Stress for 2011: Sorted

If you ever want to see me go into a full freak-out, melt down, dry-heaving banshee of a woman, ask me to navigate you to Croydon.

Croydon is the home of a much larger, much more intensive immigration center.  Unlike the sunlit hills of Solihull, it is an efficiency-driven machine with guides at every corner and floors denoted by bench color.

Getting there, however, has too many options.  One option which goes against the GPS and causes, at best, the closest thing I’ve had to a complete nervous break-down.  Mercifully it ended with us being 30 minutes late and the guard at the door saying in the softest voice to a woman who would’ve disintegrated otherwise, “No worries, these things happen.  You’re here now.”

The disintegration possibility was due to our current visa expiring tomorrow and the looming possibility of a very expensive trip home.  In order to avoid this we signed ourselves up for 7 solid hours of stress, heightened to amazing levels by trying to drive through Greater London during rush hour.  The goal was to turn our paperwork, photos, supporting documentation, and whatever necessary body parts in to ensure our application was accepted and our visa was extended two years.

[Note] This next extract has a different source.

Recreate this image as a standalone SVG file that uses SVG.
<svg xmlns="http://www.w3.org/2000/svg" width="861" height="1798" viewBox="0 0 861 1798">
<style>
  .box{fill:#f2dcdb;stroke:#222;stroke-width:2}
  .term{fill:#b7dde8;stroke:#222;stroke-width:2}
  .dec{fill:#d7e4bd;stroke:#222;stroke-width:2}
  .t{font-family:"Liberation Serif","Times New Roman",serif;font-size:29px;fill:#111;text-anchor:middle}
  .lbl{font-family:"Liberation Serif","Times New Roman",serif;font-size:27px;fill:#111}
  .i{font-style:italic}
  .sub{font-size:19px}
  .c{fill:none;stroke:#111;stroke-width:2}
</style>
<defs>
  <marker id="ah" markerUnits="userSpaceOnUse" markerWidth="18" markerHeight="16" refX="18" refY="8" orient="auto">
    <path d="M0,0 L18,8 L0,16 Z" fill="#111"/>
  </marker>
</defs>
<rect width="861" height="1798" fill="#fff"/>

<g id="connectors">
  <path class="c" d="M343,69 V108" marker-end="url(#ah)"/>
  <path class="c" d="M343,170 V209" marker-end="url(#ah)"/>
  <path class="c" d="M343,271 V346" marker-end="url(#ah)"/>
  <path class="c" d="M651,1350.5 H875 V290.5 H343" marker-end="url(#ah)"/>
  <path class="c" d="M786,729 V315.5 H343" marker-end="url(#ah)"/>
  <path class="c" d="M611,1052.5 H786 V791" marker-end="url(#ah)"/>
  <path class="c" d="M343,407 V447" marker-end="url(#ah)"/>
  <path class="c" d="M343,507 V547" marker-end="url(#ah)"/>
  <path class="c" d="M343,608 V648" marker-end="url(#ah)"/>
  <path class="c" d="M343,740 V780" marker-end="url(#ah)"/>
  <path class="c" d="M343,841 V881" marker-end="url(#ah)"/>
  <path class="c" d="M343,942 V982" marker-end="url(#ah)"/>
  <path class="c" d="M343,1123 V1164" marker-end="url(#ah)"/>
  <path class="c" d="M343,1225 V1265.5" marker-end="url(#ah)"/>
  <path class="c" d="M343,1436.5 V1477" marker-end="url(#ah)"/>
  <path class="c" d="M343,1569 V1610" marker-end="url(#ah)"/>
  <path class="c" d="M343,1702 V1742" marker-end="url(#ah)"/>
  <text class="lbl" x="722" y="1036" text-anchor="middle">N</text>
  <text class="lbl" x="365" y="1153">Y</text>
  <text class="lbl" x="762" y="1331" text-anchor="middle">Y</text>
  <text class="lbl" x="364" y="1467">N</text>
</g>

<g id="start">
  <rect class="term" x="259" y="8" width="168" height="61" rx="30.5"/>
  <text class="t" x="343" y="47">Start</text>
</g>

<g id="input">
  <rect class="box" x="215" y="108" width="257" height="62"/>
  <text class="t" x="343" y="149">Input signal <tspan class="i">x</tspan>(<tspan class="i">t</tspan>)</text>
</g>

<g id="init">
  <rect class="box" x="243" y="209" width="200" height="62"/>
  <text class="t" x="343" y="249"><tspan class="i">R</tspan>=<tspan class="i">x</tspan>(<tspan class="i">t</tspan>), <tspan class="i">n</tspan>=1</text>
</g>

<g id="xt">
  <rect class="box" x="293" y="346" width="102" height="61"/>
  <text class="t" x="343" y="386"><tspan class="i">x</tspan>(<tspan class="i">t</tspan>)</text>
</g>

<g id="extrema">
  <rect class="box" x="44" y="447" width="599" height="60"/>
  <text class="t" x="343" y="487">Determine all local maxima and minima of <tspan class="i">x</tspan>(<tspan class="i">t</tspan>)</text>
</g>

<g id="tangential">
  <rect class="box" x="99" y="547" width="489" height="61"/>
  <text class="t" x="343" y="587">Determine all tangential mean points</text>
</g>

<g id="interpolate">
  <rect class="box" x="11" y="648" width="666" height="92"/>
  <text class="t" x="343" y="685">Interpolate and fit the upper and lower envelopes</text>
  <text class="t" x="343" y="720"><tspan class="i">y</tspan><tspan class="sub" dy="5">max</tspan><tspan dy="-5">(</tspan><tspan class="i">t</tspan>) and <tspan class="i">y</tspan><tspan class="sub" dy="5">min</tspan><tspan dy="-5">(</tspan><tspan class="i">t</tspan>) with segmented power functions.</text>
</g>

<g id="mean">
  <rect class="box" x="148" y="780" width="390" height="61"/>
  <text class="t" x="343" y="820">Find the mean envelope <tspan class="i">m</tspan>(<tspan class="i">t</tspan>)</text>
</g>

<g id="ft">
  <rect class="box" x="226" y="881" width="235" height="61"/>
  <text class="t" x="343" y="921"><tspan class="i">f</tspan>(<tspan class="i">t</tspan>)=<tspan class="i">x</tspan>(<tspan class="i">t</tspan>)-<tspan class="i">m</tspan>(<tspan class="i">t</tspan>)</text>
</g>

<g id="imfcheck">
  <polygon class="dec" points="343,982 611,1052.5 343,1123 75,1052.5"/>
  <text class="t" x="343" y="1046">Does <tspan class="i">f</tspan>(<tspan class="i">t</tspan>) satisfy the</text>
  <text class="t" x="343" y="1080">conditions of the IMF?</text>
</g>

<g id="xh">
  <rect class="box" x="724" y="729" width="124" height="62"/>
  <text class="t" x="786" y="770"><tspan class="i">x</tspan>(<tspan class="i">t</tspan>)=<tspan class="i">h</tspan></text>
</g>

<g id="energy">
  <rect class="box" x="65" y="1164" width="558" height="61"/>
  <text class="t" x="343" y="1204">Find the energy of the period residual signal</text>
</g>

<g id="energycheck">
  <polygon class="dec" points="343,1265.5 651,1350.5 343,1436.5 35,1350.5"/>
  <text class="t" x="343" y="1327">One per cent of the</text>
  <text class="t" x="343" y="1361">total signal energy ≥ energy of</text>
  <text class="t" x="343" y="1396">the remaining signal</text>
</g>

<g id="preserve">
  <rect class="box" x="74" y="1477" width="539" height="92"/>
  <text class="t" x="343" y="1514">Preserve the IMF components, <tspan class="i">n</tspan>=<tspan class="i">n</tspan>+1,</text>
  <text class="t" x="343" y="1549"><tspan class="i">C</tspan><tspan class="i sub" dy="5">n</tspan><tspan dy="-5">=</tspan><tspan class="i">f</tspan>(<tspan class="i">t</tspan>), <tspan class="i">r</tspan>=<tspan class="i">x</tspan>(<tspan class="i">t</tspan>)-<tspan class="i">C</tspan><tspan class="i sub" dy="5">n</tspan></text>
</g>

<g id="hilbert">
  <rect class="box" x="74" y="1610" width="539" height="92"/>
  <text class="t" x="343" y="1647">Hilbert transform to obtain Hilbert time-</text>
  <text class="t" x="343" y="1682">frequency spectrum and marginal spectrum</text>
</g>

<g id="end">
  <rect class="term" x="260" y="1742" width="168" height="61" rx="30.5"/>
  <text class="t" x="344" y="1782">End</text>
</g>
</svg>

The first time I experienced this the UKBA was having rolling strikes, which moved our initial appointment to a very empty office in the north.  This time, the UKBA was in full swing, meaning that security checks, guides, and representatives were rampant, alongside the It’s a Small World of applicants.  Three floors were allocated.  You were given a floor and told to live there, clinging to a 3-digit number which defined your entire existence.  Since there was so many of us this meant that every 30 seconds a number would be called for someone to go to some desk, which had its own number and a big glass wall between you and them.  Reading was nearly impossible, as every 5 words I would hear the cheerful pre-recorded voice beckoning someone to go meet their fate.

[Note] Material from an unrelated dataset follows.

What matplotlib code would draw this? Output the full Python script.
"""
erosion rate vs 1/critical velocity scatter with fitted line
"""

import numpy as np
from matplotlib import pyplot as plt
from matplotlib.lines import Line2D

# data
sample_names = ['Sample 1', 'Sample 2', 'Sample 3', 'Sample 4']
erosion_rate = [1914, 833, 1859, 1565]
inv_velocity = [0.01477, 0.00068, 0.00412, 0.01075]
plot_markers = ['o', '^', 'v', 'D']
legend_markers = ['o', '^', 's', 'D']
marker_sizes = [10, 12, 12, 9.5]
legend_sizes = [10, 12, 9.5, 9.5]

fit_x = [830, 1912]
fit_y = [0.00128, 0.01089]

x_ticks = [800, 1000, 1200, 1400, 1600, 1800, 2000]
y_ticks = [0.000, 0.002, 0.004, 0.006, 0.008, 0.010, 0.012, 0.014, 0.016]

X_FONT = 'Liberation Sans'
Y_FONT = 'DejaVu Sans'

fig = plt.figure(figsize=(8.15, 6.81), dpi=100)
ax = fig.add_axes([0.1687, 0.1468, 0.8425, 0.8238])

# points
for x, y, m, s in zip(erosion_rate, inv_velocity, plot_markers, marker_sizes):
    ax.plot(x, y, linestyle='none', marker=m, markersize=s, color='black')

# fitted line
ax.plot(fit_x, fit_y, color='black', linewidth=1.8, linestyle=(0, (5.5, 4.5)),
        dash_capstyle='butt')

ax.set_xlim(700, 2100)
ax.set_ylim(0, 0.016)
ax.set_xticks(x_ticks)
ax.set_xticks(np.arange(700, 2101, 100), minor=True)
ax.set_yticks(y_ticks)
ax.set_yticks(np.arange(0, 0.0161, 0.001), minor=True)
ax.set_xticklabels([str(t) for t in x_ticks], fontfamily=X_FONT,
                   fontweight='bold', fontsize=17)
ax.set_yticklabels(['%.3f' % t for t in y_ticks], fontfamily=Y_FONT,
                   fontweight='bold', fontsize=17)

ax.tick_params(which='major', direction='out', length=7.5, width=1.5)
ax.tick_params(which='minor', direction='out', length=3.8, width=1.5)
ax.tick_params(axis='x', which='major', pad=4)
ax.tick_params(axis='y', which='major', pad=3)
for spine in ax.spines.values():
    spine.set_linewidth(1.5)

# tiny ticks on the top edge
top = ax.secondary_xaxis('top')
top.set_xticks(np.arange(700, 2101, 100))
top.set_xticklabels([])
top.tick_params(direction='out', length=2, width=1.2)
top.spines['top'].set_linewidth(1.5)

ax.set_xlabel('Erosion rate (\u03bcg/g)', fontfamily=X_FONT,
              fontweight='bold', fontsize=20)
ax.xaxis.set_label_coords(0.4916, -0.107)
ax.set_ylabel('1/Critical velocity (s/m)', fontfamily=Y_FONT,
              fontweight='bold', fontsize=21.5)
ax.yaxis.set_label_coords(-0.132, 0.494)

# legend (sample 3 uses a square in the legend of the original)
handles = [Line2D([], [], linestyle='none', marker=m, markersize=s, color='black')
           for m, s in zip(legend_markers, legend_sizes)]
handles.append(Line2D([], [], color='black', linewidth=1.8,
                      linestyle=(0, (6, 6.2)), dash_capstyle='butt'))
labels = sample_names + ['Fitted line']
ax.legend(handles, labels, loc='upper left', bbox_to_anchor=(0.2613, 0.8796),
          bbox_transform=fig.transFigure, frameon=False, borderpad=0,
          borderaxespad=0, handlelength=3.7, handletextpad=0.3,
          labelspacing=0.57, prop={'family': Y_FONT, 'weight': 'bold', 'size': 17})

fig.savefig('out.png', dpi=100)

The current visa application for a Tier Two + Dependent is over 100 pages.  So imagine, if you will, a room full of benches and people sitting nervously with 100 page manuscripts stating why it would be really nice for the UK to let them stay there.  Around me there sat the occasional representative, who was calmly going through material with even more stressed out people than myself.  I distinctly recalled, though again I was breathing sheer fear at the time, one of them questioning every class the woman ever took while in college.  Another stood with a completely unraveled woman at the window, saying over and over, “We can’t do that, her visa expires on Sunday.”

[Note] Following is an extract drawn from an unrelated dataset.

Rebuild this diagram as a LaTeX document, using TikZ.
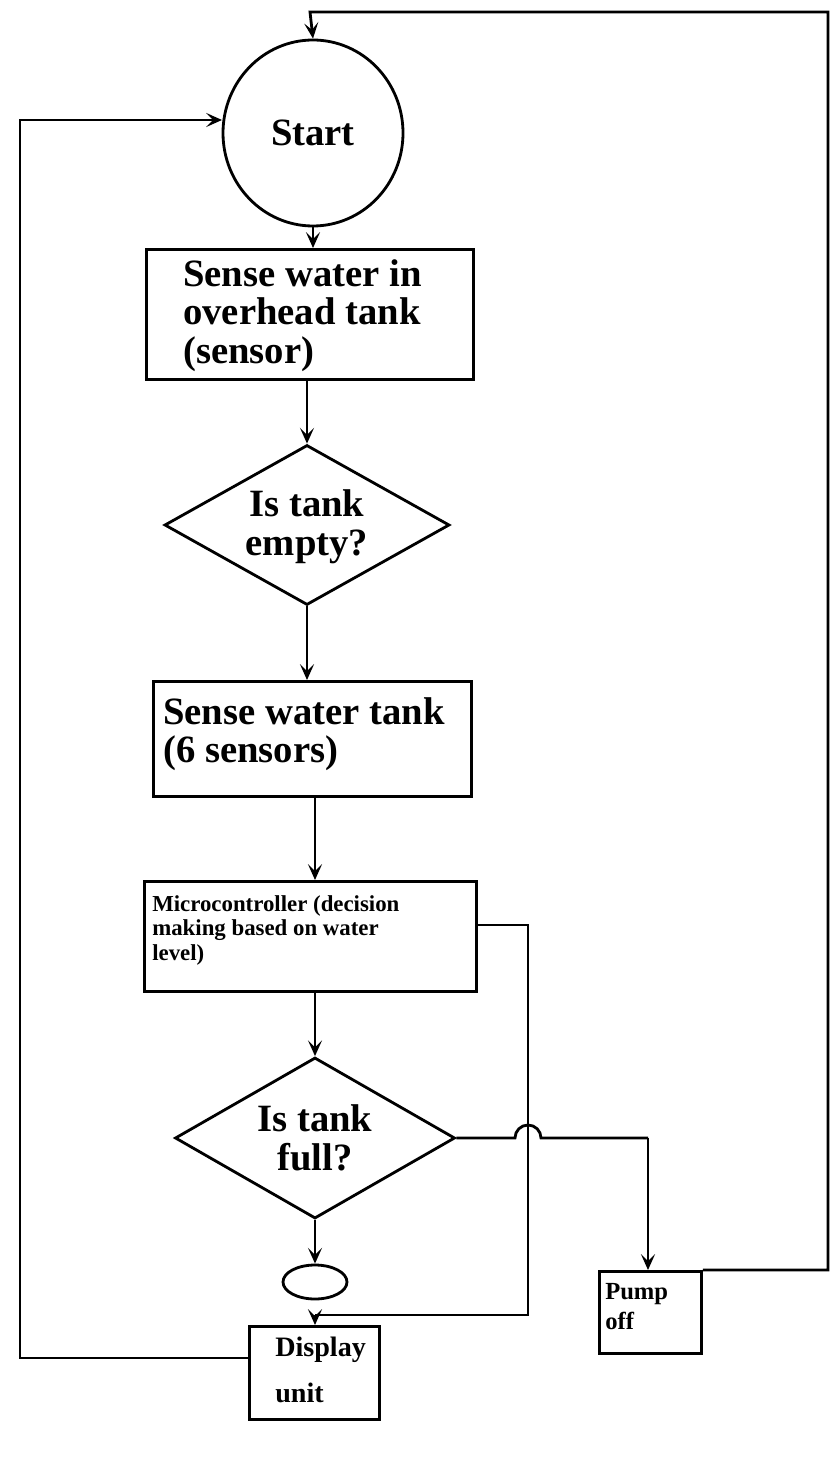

And all the while a little clock in the back of the room goes tick, tick, tick.

They must train the UKBA staff to cope in natural disaster environments considering the amount of stress that exists in those waiting rooms. Perhaps that’s why there are the big glass walls between us and them.  I don’t know.  Perhaps they know that one day the stress level will get so high we all start popping like confetti cannons.  No evil motives, just the amount of time, work, and money gets to the room of applicants and it’s the first internal natural disaster caused by man and stress.  Spontaneous human combustion. Maybe they’re banking on it, keep immigration down.

Anyways, you wait a lot.  Granted, if you mailed in the application you got to wait a lot more, but in this case it’s all condensed.  When you go in they give you a handy flow-chart that explains all the steps, which is nice, except the flow chart should show the mythical time area where minutes feel like hours, and an hour feels like 30 hours, especially after that nifty “police check” which – even though I’m completely clean – makes you wonder as the time slowly goes by… “Did that burnt-out headlight I got in 1999 end up on a police record?  I swear I paid the ticket and presented insurance at the administration offices like I was supposed to. Oh God, they’re going to deny me the right to stay in the UK over a burnt-out headlight.  Oh God, Oh God, Oh God…”

And then you hear your 3-digit number and jump 10 feet out of your chair where you are instructed to sit while they enter your information.  In the case of Croydon, the benches you sit on lean so far back you perch on the end so you can converse with your case worker.   The case worker is friendly, kind, and has to enter the information into the computer at a blisteringly slow pace, because, well, it’s a government computer under government process.  So there is a lot of dead time.  You sort of slide back on the benches and look at all the other people who are sitting at the benches with you.  I thought about waving friendly to all those who were with me, but I feared the confetti cannons, so mostly, I just sat and tried not to explode myself.

And when the words came, “It’s fine, I’m processing everything now and will be back with your letters…” it’s like a clear bubble of calm surrounds your little bench.  And when you rise up, letter in hand, it’s like you can levitate above the bench and float out the door.  Or, in our case, run because we had 3 minutes left on the parking meter.

So, in short, I’ve used up my allocation of stress for 2011.  I’ve heard that the government is considering allocating more stress after April 5th, but I have no intension to apply for any more.